Italian Scientist Investigates the Paranormal
We specialize in achieving the near-impossible. Miracles take a little longer.
That’s the old joke, isn’t it. We smile because, by definition, miracles are simply not admissable by a rational mind, however long they take.
Except, that is, in Italy, where “miracles” happen all the time. Daniel Williams has got an interesting piece in the Washington Post about this continuing phenomenon. “Weeping Madonnas, sacred blood that goes from solid to liquid and back again, lottery numbers divined by gazing at a photo of a deceased pope, sudden cures after contact with a holy relic: Miracles are old phenomena in Italy, the land where St. Francis tamed a wolf and wild doves.”
His story, though, is about a scientist, Luigi Garlaschelli, who assiduously investigates emerging miracles from his lab at Pavia University. “He belongs to a group called the Italian Committee to Investigate Claims of the Paranormal, made up of Italian scientists who use science to try to explain the inexplicable.”
“Miracles are just paranormal events in religious clothing,” Garlaschelli says. “I’m a chemist. I look for the substance behind things. We’re just trying to study phenomena. If there’s a non-miraculous answer, we say so.”

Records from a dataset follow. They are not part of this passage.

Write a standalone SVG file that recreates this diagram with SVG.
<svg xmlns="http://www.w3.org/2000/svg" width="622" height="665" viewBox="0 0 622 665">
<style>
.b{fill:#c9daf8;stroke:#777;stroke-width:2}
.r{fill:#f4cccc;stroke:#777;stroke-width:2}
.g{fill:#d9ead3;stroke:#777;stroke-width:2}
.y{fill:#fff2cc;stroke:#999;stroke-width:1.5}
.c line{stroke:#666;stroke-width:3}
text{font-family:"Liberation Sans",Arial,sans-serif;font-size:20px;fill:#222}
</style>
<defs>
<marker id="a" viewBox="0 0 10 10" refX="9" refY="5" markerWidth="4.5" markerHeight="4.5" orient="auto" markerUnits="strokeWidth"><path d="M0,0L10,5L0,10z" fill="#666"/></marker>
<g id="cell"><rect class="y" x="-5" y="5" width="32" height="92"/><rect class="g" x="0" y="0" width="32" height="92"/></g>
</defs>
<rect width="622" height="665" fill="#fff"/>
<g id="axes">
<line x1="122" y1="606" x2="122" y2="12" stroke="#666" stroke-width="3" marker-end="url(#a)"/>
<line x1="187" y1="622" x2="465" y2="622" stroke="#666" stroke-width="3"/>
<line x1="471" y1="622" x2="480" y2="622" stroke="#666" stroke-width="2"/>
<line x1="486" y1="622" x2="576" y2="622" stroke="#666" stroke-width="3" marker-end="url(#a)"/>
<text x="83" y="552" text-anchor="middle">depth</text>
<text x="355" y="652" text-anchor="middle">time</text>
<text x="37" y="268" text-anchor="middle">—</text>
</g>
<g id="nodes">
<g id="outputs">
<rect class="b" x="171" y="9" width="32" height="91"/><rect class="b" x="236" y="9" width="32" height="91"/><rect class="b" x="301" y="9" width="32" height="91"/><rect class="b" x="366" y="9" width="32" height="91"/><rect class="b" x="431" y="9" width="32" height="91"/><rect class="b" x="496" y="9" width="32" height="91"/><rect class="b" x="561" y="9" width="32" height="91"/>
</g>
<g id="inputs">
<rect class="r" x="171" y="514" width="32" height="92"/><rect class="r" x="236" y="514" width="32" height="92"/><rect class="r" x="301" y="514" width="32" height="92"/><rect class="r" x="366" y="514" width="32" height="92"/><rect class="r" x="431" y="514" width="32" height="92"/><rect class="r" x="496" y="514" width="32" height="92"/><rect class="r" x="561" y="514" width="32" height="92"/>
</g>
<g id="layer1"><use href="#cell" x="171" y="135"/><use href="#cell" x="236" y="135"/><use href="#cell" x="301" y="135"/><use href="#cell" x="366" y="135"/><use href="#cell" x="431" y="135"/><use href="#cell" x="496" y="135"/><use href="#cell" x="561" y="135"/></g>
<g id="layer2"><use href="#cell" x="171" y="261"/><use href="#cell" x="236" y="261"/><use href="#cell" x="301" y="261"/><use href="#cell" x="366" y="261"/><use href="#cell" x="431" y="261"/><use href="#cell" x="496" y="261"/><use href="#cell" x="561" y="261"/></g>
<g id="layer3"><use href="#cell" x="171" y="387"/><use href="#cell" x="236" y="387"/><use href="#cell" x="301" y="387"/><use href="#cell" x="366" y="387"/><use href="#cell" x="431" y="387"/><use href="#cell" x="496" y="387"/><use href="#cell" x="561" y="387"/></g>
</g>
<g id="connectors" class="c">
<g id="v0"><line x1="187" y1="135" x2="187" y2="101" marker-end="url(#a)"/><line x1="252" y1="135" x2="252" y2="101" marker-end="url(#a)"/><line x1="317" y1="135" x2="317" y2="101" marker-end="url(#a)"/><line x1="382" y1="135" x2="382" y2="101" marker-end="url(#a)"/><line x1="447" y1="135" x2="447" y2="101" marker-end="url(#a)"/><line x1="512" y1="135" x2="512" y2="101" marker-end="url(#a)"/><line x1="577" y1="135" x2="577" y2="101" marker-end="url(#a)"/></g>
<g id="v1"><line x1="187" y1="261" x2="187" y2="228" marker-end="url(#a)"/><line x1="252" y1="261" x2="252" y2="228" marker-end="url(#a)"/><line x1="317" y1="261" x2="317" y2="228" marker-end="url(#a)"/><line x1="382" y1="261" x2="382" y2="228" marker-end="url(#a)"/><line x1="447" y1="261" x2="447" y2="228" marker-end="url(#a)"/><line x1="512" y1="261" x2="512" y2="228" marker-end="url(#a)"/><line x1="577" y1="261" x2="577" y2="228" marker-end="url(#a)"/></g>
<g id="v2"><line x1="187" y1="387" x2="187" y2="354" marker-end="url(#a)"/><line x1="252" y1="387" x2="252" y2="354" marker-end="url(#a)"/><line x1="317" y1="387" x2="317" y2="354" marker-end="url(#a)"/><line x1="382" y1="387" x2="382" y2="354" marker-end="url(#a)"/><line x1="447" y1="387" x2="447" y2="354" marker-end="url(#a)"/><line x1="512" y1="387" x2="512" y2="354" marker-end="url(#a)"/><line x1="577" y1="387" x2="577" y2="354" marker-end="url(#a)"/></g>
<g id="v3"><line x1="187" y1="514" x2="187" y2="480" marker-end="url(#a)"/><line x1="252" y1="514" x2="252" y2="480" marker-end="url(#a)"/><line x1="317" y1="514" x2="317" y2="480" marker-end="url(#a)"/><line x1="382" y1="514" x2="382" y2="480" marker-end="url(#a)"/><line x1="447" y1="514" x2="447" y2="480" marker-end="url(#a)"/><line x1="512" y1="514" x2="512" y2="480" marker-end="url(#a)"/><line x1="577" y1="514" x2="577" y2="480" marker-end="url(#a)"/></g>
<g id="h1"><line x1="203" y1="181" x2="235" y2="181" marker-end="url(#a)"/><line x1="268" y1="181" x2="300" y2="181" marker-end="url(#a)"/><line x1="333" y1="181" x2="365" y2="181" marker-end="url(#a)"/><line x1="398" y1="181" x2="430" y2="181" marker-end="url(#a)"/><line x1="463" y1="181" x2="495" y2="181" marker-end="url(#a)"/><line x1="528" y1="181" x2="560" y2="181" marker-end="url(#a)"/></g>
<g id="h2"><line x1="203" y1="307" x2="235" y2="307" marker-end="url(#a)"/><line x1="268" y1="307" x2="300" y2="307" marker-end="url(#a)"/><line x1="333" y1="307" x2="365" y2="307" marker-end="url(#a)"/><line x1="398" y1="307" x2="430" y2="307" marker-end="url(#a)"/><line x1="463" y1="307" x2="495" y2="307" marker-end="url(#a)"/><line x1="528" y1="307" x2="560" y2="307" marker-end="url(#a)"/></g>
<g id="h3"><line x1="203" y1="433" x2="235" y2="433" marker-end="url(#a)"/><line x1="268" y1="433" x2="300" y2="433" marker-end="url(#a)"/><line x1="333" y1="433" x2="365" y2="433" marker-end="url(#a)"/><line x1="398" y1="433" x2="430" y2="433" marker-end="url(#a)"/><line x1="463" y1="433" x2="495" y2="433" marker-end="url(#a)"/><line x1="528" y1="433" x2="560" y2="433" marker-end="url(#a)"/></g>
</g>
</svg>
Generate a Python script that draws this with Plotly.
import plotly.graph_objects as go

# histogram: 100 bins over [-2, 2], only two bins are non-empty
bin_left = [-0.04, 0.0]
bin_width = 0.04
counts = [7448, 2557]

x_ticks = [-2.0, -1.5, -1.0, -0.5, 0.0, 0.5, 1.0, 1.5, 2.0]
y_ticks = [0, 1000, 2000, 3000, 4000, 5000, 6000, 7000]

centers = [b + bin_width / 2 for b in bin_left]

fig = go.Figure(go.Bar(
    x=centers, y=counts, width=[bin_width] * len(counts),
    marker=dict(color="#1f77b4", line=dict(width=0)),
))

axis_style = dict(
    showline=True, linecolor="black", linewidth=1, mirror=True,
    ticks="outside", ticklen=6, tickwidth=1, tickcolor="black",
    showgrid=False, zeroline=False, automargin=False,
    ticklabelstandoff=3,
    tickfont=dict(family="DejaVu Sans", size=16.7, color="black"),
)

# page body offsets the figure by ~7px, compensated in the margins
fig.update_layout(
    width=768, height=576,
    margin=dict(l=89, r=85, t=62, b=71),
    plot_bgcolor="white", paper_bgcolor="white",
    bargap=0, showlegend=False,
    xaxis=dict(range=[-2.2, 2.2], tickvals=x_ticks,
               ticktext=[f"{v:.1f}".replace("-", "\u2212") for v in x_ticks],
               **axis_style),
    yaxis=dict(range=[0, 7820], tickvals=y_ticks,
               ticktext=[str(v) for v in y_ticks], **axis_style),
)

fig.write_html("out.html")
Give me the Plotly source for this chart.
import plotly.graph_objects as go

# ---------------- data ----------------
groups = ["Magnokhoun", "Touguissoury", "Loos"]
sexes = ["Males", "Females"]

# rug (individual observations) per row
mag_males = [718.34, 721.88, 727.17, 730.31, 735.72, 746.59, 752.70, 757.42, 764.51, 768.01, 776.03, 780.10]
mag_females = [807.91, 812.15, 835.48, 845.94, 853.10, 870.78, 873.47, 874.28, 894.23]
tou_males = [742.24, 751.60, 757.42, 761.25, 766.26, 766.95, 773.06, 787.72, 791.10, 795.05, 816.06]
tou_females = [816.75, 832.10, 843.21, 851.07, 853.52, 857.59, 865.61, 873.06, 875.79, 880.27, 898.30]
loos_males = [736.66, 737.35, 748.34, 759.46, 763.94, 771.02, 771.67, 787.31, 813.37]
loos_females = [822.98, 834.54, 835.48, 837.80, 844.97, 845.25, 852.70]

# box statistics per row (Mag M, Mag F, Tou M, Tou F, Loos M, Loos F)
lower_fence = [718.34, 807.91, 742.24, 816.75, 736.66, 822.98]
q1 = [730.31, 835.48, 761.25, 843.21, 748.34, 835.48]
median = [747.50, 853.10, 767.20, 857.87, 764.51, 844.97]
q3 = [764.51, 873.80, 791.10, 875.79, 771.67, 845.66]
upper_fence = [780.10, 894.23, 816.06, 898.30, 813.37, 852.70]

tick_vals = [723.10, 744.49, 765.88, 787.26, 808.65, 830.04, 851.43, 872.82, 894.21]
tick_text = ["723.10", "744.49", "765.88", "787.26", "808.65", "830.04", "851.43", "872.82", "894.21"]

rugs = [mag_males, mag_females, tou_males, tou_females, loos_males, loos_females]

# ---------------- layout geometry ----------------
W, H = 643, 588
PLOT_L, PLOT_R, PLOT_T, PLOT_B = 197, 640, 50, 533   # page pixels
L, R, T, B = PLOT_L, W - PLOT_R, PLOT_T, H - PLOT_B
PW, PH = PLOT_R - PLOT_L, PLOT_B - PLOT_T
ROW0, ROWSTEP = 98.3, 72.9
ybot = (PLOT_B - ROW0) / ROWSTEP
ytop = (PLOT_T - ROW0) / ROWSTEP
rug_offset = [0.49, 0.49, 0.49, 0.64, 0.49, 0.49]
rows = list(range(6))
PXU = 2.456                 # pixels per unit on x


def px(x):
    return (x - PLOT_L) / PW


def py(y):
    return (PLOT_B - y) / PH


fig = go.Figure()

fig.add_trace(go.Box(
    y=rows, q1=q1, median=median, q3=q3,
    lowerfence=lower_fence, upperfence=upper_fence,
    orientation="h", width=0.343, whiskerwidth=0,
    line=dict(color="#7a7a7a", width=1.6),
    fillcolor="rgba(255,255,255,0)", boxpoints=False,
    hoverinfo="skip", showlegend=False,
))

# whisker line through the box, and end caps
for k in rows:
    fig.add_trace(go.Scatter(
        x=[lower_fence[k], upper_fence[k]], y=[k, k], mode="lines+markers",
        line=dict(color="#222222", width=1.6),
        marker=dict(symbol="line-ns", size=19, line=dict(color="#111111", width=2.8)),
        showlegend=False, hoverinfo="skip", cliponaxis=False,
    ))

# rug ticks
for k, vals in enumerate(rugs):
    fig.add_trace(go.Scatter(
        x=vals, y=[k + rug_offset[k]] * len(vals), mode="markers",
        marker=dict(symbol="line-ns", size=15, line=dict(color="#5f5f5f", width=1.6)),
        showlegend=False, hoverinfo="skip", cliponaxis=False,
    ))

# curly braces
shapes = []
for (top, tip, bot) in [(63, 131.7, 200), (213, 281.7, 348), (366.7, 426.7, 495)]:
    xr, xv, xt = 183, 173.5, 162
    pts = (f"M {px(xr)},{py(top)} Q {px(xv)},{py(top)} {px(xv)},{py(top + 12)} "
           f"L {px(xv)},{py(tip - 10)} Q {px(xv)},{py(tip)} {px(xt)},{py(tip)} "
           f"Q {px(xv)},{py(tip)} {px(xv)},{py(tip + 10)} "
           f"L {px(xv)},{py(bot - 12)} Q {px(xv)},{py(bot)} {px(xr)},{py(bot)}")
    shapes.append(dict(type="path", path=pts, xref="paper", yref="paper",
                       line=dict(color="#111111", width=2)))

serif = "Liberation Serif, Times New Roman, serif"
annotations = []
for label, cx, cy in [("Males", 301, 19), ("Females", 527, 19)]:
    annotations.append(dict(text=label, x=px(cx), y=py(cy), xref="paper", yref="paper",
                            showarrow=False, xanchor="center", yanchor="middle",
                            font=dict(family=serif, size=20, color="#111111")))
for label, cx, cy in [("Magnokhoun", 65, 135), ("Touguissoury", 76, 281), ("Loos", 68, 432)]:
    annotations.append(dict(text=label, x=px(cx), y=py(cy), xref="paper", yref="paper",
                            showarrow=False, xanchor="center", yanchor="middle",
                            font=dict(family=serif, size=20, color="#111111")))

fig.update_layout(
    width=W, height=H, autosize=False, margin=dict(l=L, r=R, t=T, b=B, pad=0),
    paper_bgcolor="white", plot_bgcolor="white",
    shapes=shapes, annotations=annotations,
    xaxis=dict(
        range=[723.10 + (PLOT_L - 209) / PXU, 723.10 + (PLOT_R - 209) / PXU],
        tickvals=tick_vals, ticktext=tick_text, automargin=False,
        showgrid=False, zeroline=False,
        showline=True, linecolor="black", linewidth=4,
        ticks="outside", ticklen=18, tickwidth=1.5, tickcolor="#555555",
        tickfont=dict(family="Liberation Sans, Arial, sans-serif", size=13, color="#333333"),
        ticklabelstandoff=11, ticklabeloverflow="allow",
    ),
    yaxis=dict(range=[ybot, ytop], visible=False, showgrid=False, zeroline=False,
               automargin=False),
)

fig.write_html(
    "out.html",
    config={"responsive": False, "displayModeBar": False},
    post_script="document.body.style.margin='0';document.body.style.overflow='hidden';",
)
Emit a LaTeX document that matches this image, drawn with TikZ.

Nowadays, he believes, it’s often about defending scientific methods against attacks from fundamentalists. He cites the growing tussle in the U.S. between the Evolutionists, who champion variations on the work of Charles Darwin, and the supporters of Intelligent Design. Add the Creationists to the mix and, “Science should not be lethargic.”
As for Rome and its attitude to strange events, the Reverend Peter Gumpel, an official at the Vatican’s Congregation for the Causes of the Saints, which investigates reports of miracles by candidates for sainthood, is suitably sceptical. “Some of these things are medieval in origin,” he says. “I stay away from them. Our belief, however, is that there is a personal God who intervenes in history.”
The Washington Post concludes:
Garlaschelli is a bearded man in a white lab coat who smokes a pipe. He studies not only religious phenomena, but also plain trickery. He has written a book about sorcerers and levitation and one about an ancient Italian sword stuck in a stone that may be the precursor of the King Arthur legend. It’s a far cry from his usual research, which produces academic papers with titles such as “Recent Progress in the Field of N-acylalanines as Systemic Fungicides.”
As for the “Italian” sword in the stone, a major pinch of salt is required. That tale is a British legend.